【2nd Kitchen BLOG】京都の初冬と海老芋

はじめに:京都の伝統野菜「海老芋」の魅力

「海老芋(えびいも)」は、京都の伝統野菜の一つで、そのユニークな形状と上品な味わいから多くの料理人や美食家に愛されています。特に秋から冬にかけて旬を迎える海老芋は、京都を代表する食材の一つであり、おせち料理や精進料理にも欠かせない存在です。

「海老芋」は、里芋の品種のひとつであり、京都を中心に関西地域で多く栽培され、「京芋」とも呼ばれています。 旬は11月~1月頃で、おせちにも良く使われているようです。

京都府内の海老芋の主な産地は、京田辺市、木津川市、精華町です。京都府内のえびいもの6割を京田辺市が生産しており、府内最大の産地です。

海老芋とは?

1. 海老芋の特徴

海老芋は、名前の通り「海老」に似た形をしていることから名付けられました。見た目はごつごつとした曲がりくねった形で、皮が薄い茶色で縞模様があるのが特徴です。また、肉質はきめ細やかで、加熱するとほくほくとした柔らかい食感を楽しめます。海老芋は「京野菜」として登録されており、他の里芋に比べて甘みがあり、えぐみが少ないため、煮物や揚げ物、さらには炊き込みご飯など多様な料理に活用されています。

 

海老芋の栄養と健康効果

海老芋には、豊富な栄養素が含まれています。特に注目すべき栄養素とその効果を以下にまとめました。

1. 食物繊維

海老芋には食物繊維が豊富に含まれており、粘り成分であるガラクタンとグルコマンナンは水溶性食物繊維で、腸内環境を整える効果があります。食物繊維は便秘の改善に役立つだけでなく、コレステロールの吸収を抑え、生活習慣病の予防にも役立つとされています。

2. ビタミンC

ビタミンCも含まれており、免疫力の向上や美肌効果が期待できます。

3. カリウム

カリウムは、体内のナトリウムを排出する働きがあり、高血圧予防に役立ちます。塩分の摂取が多くなりがちな現代の食生活において、カリウムの摂取は重要です。

芋類の中でもカロリーが低いのも嬉しいポイント。

 

京都ならではの海老芋料理

京都の伝統料理には、海老芋が欠かせません。ここでは、家庭で簡単にできるものから、京都らしい味わいを楽しめるものまで、いくつかの代表的なレシピをご紹介します。

1. 海老芋の炊き込みご飯

海老芋の風味を存分に楽しめる炊き込みご飯は、秋冬にぴったりの一品です。
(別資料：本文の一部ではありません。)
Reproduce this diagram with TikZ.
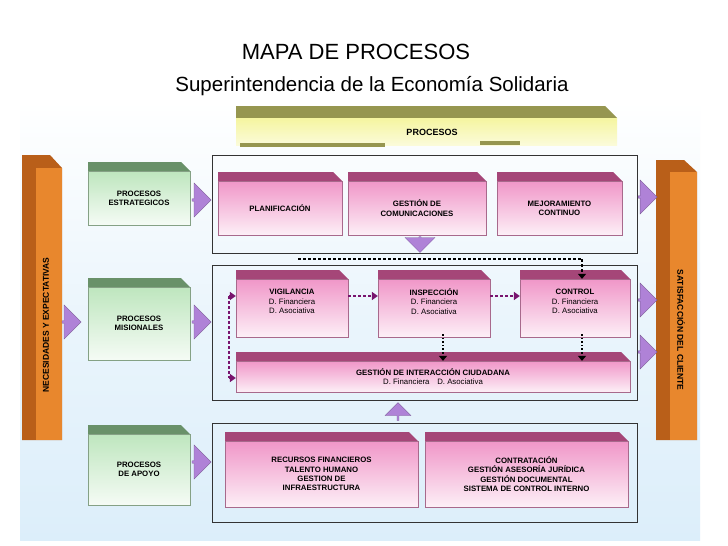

細かく切った海老芋と一緒に、鶏肉や油揚げ、しいたけなどの具材を加えて炊くことで、海老芋のほくほくとした食感がご飯全体に広がります。出汁の風味とともに、上品な味わいを堪能できます。

2. 海老芋の煮物

海老芋の煮物は、だしの効いた関西風の薄味でじっくり煮込むのが一般的です。海老芋は下茹でしてから煮ることで、余分なえぐみを取り除き、だしの風味が染み込みやすくなります。柔らかく煮込まれた海老芋は、口の中でほろりと崩れるほど滑らかで、だしの旨みが一体となった美味しさが楽しめます。

3. 海老芋の揚げ出し

京都の料亭などで提供されることの多い「海老芋の揚げ出し」は、外はカリッと、中はほくほくの食感が楽しめる料理です。海老芋を一口サイズに切り、衣をつけて揚げ、温かい出汁をかけると、上品な一品が完成します。すだちやおろし生姜を添えると、より一層風味が引き立ちます。

海老芋の保存方法と選び方

海老芋は鮮度が大切な野菜のため、保存方法に注意が必要です。

1. 保存方法

海老芋は風通しの良い冷暗所で保存するのがベストです。また、冷蔵庫で保存する場合は、新聞紙などに包んでから保存すると、乾燥を防げます。冷凍保存も可能ですが、解凍時に水っぽくなるため、煮物や揚げ物などの調理をする場合に適しています。

2. 選び方

新鮮な海老芋を選ぶ際には、皮がしっかりと張り、硬さがあるものを選びましょう。また、重みがあり、ずっしりとした感触があるものが良品です。皮にしわや黒ずみがあるものは避けた方が良いでしょう。

まとめ:京都の海老芋で味わう秋冬の味覚

京都の伝統野菜である海老芋は、その独特の形状と風味から、全国的に高い評価を得ている食材です。食物繊維やビタミンC、カリウムなど栄養価も豊富で、健康的な食材としても注目されています。また、煮物や炊き込みご飯、揚げ出しなど、様々な料理に活用できるため、食卓に取り入れやすい食材です。これからの季節、ぜひ京都の海老芋を取り入れて、秋冬の味覚を堪能してみてください。